Configure a model provider¶

heal works with any OpenAI-compatible endpoint or a pydantic-ai provider string. Set the defaults once; every agent role (triage, locator, vision, rca) inherits them and can be overridden individually. Always confirm with heal doctor — capability is probed, not assumed.

Per-role overrides

Use a cheap fast model for triage and a stronger one for RCA, for example: HEAL_TRIAGE_MODEL=openai/gpt-4.1-nano and HEAL_RCA_MODEL=openai/gpt-4.1. See the configuration reference.

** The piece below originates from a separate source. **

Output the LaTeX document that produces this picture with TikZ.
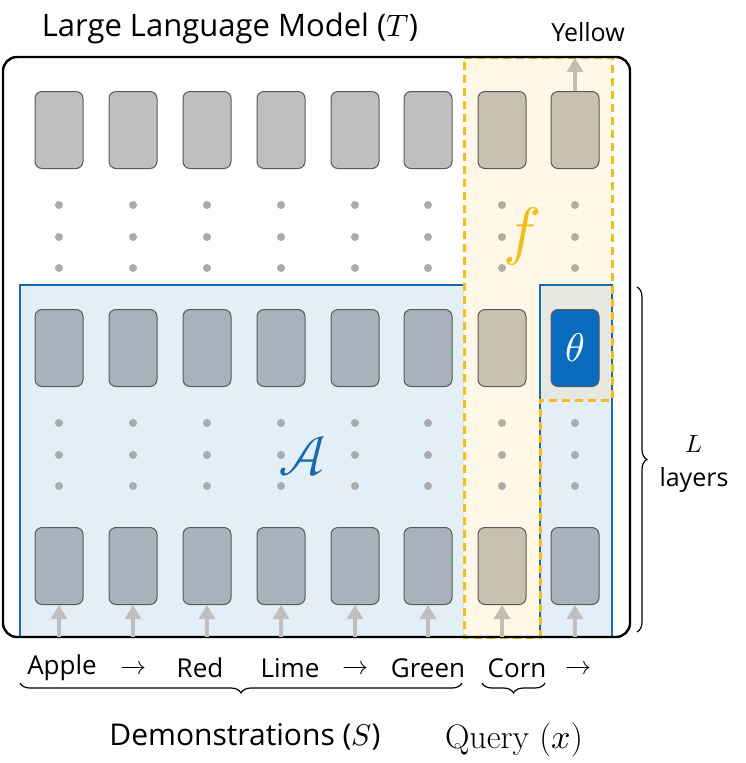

OpenAI / AzureOpenRouterMiniMaxvLLM (self-hosted)Ollama (local)LiteLLM proxy

HEAL_MODEL=openai:gpt-4.1-mini      # pydantic-ai provider string
HEAL_API_KEY=sk-...
# Azure: set HEAL_BASE_URL to your Azure OpenAI endpoint

HEAL_MODEL=openai/gpt-4.1-nano
HEAL_BASE_URL=https://openrouter.ai/api/v1
HEAL_API_KEY=sk-or-...

HEAL_MODEL=MiniMax-M2.5
HEAL_BASE_URL=https://api.minimax.io/v1
HEAL_API_KEY=...

MiniMax's quirks (forced tool_choice) are handled by a built-in profile — heal resolves it to prompted output automatically.

HEAL_MODEL=your-served-model
HEAL_BASE_URL=http://your-vllm-host:8000/v1
HEAL_API_KEY=token-abc          # if your gateway requires one

Strict tool schemas (which vLLM rejects) are stripped automatically.

HEAL_MODEL=qwen2.5
HEAL_BASE_URL=http://localhost:11434/v1
HEAL_API_KEY=ollama

HEAL_MODEL=your-alias
HEAL_BASE_URL=http://your-litellm-proxy:4000
HEAL_API_KEY=sk-...

Verify the endpoint¶

heal doctor --role all

doctor probes tool calling, JSON-schema output, prompted output, and vision, then prints the resolved capabilities and the output mode it will use. If a backend can only do prompted JSON, heal still heals — verification lives in output validators, which work in every mode. See Capability-tiered models for why this matters and how small models compare.